Halawa Correctional Facility
- Interactive map of Halawa Correctional Facility
- Location: 99-902 Moanalua, Aiea, Hawaii; 21°22′24″N 157°53′57″W﻿ / ﻿21.37333°N 157.89917°W;
- Status: open
- Capacity: 1,124
- Opened: 1977
- Managed by: Hawaii Department of Corrections and Rehabilitation

= Halawa Correctional Facility =

Prison in Honolulu, Hawaii, United States

Halawa Correctional Facility is a state prison in the City and County of Honolulu, Hawaii on the island of Oahu. It is operated by the Hawaii Department of Corrections and Rehabilitation. The prison is in proximity to the communities of Aiea and Halawa.
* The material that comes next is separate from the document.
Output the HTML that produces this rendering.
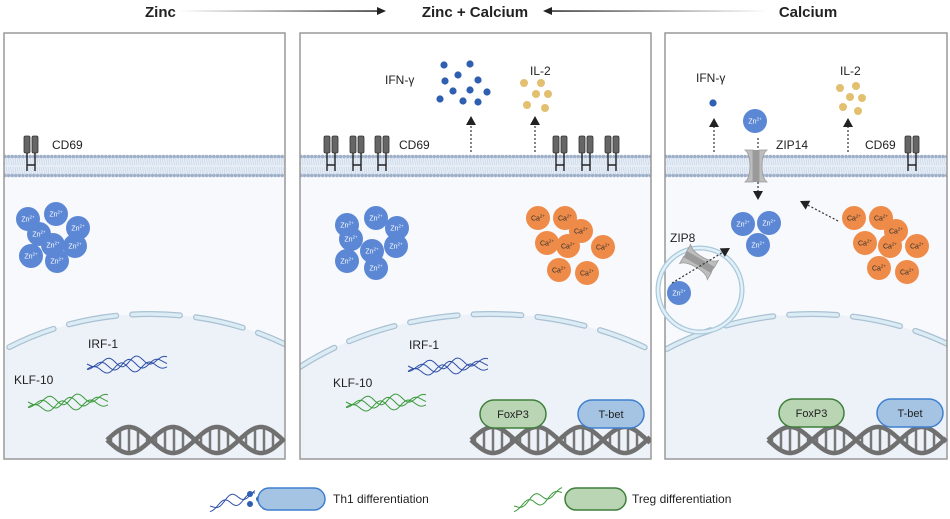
<!DOCTYPE html>
<html><head><meta charset="utf-8"><style>
html,body{margin:0;padding:0;background:#fff;overflow:hidden;width:950px;height:519px}
svg{display:block;font-family:"Liberation Sans",sans-serif}
</style></head><body>
<svg id="s" width="950" height="519" viewBox="0 0 950 519" xmlns="http://www.w3.org/2000/svg">
<defs>
<clipPath id="c1"><rect x="4" y="33" width="281" height="426"/></clipPath>
<clipPath id="c2"><rect x="300" y="33" width="351" height="426"/></clipPath>
<clipPath id="c3"><rect x="665" y="33" width="282" height="426"/></clipPath>
<linearGradient id="g1" gradientUnits="userSpaceOnUse" x1="178" y1="0" x2="385" y2="0"><stop offset="0" stop-color="#fff"/><stop offset="1" stop-color="#222"/></linearGradient>
<linearGradient id="g2" gradientUnits="userSpaceOnUse" x1="768" y1="0" x2="545" y2="0"><stop offset="0" stop-color="#fff"/><stop offset="1" stop-color="#222"/></linearGradient>
</defs>
<text x="145" y="17" font-size="15" font-weight="bold" fill="#222">Zinc</text>
<text x="475" y="17" font-size="15" font-weight="bold" fill="#222" text-anchor="middle">Zinc + Calcium</text>
<text x="808" y="17" font-size="15" font-weight="bold" fill="#222" text-anchor="middle">Calcium</text>
<rect x="178" y="10.3" width="200" height="1.5" fill="url(#g1)"/>
<path d="M386,11 L377,7 L377,15z" fill="#222"/>
<rect x="552" y="10.3" width="216" height="1.5" fill="url(#g2)"/>
<path d="M543,11 L552,7 L552,15z" fill="#222"/>
<g id="panels"></g>
<g id="content" font-size="12" fill="#222">
<text x="52" y="149">CD69</text>
<text x="88" y="348">IRF-1</text>
<text x="14" y="384">KLF-10</text>
<text x="399" y="149">CD69</text>
<text x="385" y="84">IFN-γ</text>
<text x="530" y="75">IL-2</text>
<text x="409" y="349">IRF-1</text>
<text x="333" y="387">KLF-10</text>
<text x="696" y="82">IFN-γ</text>
<text x="840" y="75">IL-2</text>
<text x="865" y="149">CD69</text>
<text x="776" y="149">ZIP14</text>
<text x="670" y="242">ZIP8</text>
<text x="333" y="503">Th1 differentiation</text>
<text x="632" y="503">Treg differentiation</text>
</g>
</svg>
<script>
var NS="http://www.w3.org/2000/svg",s=document.getElementById('s'),P=document.getElementById('panels');
function el(t,a,p){var e=document.createElementNS(NS,t);for(var k in a)e.setAttribute(k,a[k]);(p||P).appendChild(e);return e;}
function txt(x,y,t,a,p){var e=el('text',Object.assign({x:x,y:y},a),p);e.textContent=t;return e;}
var panels=[[4,281,'c1',150,260],[300,351,'c2',490,285],[665,282,'c3',812,262]];
panels.forEach(function(p){
 var x=p[0],w=p[1],g=el('g',{'clip-path':'url(#'+p[2]+')'});
 el('rect',{x:x,y:33,width:w,height:426,fill:'#fff'},g);
 el('rect',{x:x,y:166,width:w,height:293,fill:'#f7f9fd'},g);
 el('rect',{x:x,y:156,width:w,height:20,fill:'#e6edf6'},g);
 for(var i=x;i<x+w;i+=2.2){el('line',{x1:i,y1:158,x2:i+1,y2:165,stroke:'#c5d3e6','stroke-width':0.6},g);el('line',{x1:i,y1:167,x2:i+1,y2:174,stroke:'#c5d3e6','stroke-width':0.6},g);}
 for(var i=x+1;i<x+w;i+=3.6){el('circle',{cx:i,cy:156.5,r:1.8,fill:'#9fb1c9'},g);el('circle',{cx:i,cy:175.5,r:1.8,fill:'#9fb1c9'},g);}
 el('ellipse',{cx:p[3],cy:522,rx:p[4],ry:208,fill:'#edf2f8'},g);
 el('ellipse',{cx:p[3],cy:522,rx:p[4],ry:208,fill:'none',stroke:'#a9c1d3','stroke-width':6,'stroke-dasharray':'48 16','stroke-linecap':'round'},g);
 el('ellipse',{cx:p[3],cy:522,rx:p[4],ry:208,fill:'none',stroke:'#dcecf5','stroke-width':3.5,'stroke-dasharray':'48 16','stroke-linecap':'round'},g);
 el('rect',{x:x,y:33,width:w,height:426,fill:'none',stroke:'#999','stroke-width':1.5});
});
function rec(cx){var g=el('g',{});
 el('rect',{x:cx-7,y:136,width:6,height:17,rx:1.5,fill:'#666',stroke:'#333','stroke-width':0.8},g);
 el('rect',{x:cx+1,y:136,width:6,height:17,rx:1.5,fill:'#666',stroke:'#333','stroke-width':0.8},g);
 el('path',{d:'M'+(cx-4)+',153 V171 M'+(cx+4)+',153 V171 M'+(cx-4)+',165 H'+(cx+4),stroke:'#222','stroke-width':1.4,fill:'none'},g);}
[31,331,357,382,560,586,612,912].forEach(rec);
function ion(x,y,t,col,tc){el('circle',{cx:x,cy:y,r:12,fill:col});
 var e=el('text',{x:x,y:y+2.5,'text-anchor':'middle','font-size':7,fill:tc});e.innerHTML=t+'<tspan font-size="4.5" dy="-3">2+</tspan>';}
var Z='#5b87d5',C='#ef8b48';
[[28,219],[56,214],[78,228],[39,234],[53,245],[75,246],[31,256],[57,261]].forEach(function(a){ion(a[0],a[1],'Zn',Z,'#fff');});
[[347,225],[376,218],[397,228],[351,239],[372,251],[396,246],[347,261],[376,268]].forEach(function(a){ion(a[0],a[1],'Zn',Z,'#fff');});
[[538,218],[565,218],[581,231],[547,243],[568,246],[603,247],[559,270],[587,273]].forEach(function(a){ion(a[0],a[1],'Ca',C,'#333');});
[[755,121],[743,224],[769,223],[758,245],[679,293]].forEach(function(a){ion(a[0],a[1],'Zn',Z,'#fff');});
[[854,218],[881,218],[896,231],[865,243],[890,246],[917,246],[879,268],[907,272]].forEach(function(a){ion(a[0],a[1],'Ca',C,'#333');});
[[444,65],[470,64],[458,75],[445,81],[478,80],[453,91],[470,90],[487,92],[440,99],[463,101],[478,102],[713,103]].forEach(function(a){el('circle',{cx:a[0],cy:a[1],r:3.6,fill:'#2f5fb0'});});
[[524,83],[541,83],[536,94],[548,94],[527,105],[545,108],[840,88],[856,86],[850,97],[862,98],[843,107],[858,111]].forEach(function(a){el('circle',{cx:a[0],cy:a[1],r:4,fill:'#e2c070'});});
function arr(x1,y1,x2,y2){var dx=x2-x1,dy=y2-y1,L=Math.hypot(dx,dy),ux=dx/L,uy=dy/L,bx=x2-ux*9,by=y2-uy*9;
 el('line',{x1:x1,y1:y1,x2:bx,y2:by,stroke:'#333','stroke-width':1.2,'stroke-dasharray':'2 2'});
 el('path',{d:'M'+x2+','+y2+' L'+(bx-uy*5)+','+(by+ux*5)+' L'+(bx+uy*5)+','+(by-ux*5)+'z',fill:'#222'});}
arr(471,152,471,116);arr(535,152,535,116);arr(714,152,714,118);arr(848,152,848,118);
arr(758,138,758,200);arr(838,221,800,201);
el('circle',{cx:700,cy:290,r:42,fill:'none',stroke:'#a9c9dc','stroke-width':5});
el('circle',{cx:700,cy:290,r:42,fill:'none',stroke:'#e3f0f7','stroke-width':2.5});
function chan(cx,cy,rot){var g=el('g',{transform:'translate('+cx+','+cy+') rotate('+rot+')'});
 el('path',{d:'M-11,-16 Q-6,-12 -6,0 Q-6,12 -11,16 L-3,16 L-3,-16z',fill:'#bdbdbd',stroke:'#999','stroke-width':0.8},g);
 el('path',{d:'M11,-16 Q6,-12 6,0 Q6,12 11,16 L3,16 L3,-16z',fill:'#bdbdbd',stroke:'#999','stroke-width':0.8},g);
 el('rect',{x:-3,y:-16,width:6,height:32,fill:'#9a9a9a'},g);}
chan(756,166,0);chan(699,262,-60);
arr(672,283,730,248);
function sq(x0,y0,len,col,rise,n){for(var k=0;k<(n||3);k++){var d='';for(var x=0;x<=len;x+=1){var y=y0+k*3-rise*x/len+5*Math.sin(x/4.5+k*1.7)*(0.5+0.5*Math.sin(Math.PI*x/len));d+=(x?'L':'M')+(x0+x)+','+y.toFixed(1);}
 el('path',{d:d,stroke:col,'stroke-width':1,fill:'none'});}}
sq(87,364,80,'#2e4fa8',5);sq(28,402,80,'#3a9a3a',5);
sq(408,366,80,'#2e4fa8',5);sq(346,402,80,'#3a9a3a',5);
sq(210,506,45,'#2e4fa8',14,2);sq(514,506,48,'#3a9a3a',16,2);
[[250,494],[259,499],[250,504],[265,507]].forEach(function(a){el('circle',{cx:a[0],cy:a[1],r:3,fill:'#2f5fb0'});});
function dna(x0,x1){var g=el('g',{});var d1='',d2='';
 for(var x=x0;x<=x1;x++){var t=(x-x0)/88*2*Math.PI,a=440+13*Math.sin(t),b=440-13*Math.sin(t);d1+=(x>x0?'L':'M')+x+','+a.toFixed(1);d2+=(x>x0?'L':'M')+x+','+b.toFixed(1);}
 for(var x=x0+4;x<x1;x+=9){var t=(x-x0)/88*2*Math.PI,h=13*Math.sin(t);if(Math.abs(h)>3)el('line',{x1:x,y1:440-h,x2:x,y2:440+h,stroke:'#777','stroke-width':2.5},g);}
 el('path',{d:d1,stroke:'#707070','stroke-width':4.5,fill:'none'},g);el('path',{d:d2,stroke:'#707070','stroke-width':4.5,fill:'none'},g);}
dna(107,284);dna(471,650);dna(768,946);
function pill(x,y,w,h,f,st,t){el('rect',{x:x,y:y,width:w,height:h,rx:h/2,fill:f,stroke:st,'stroke-width':1.5});if(t)txt(x+w/2,y+h/2+4,t,{'text-anchor':'middle','font-size':11,fill:'#222'});}
pill(480,400,66,28,'#b9d5b4','#3f7f3a','FoxP3');pill(578,400,66,28,'#a5c4e4','#3f7fcf','T-bet');
pill(779,399,65,28,'#b9d5b4','#3f7f3a','FoxP3');pill(877,399,66,28,'#a5c4e4','#3f7fcf','T-bet');
pill(258,488,67,22,'#a5c4e4','#3f7fcf');pill(565,488,61,22,'#b9d5b4','#3f7f3a');
s.appendChild(document.getElementById('content'));
</script>
</body></html>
The prison has two separate facilities: a medium security division for medium-security male prisoners, and a special needs division for both male and female inmates. Originally opened in 1962 as the City and County Halawa Jail, it was transferred to the State in 1977. The prison was expanded in 1987 and remains the largest prison in the State of Hawaii correctional system.

==Notable inmates==
- Eugene Barrett, serial killer
- Ronald Ching, hit man serving a life sentence for four murders in 1985. He was alleged to be a member of the Company, a predominantly Native Hawaiian criminal organization.
- Kirk Lankford, an American from Kalihi, Hawaii was convicted of murdering a Japanese tourist in Pūpūkea, Hawaii.
- Byran Uyesugi, mass murderer responsible for killing seven people in the 1999 Honolulu shootings.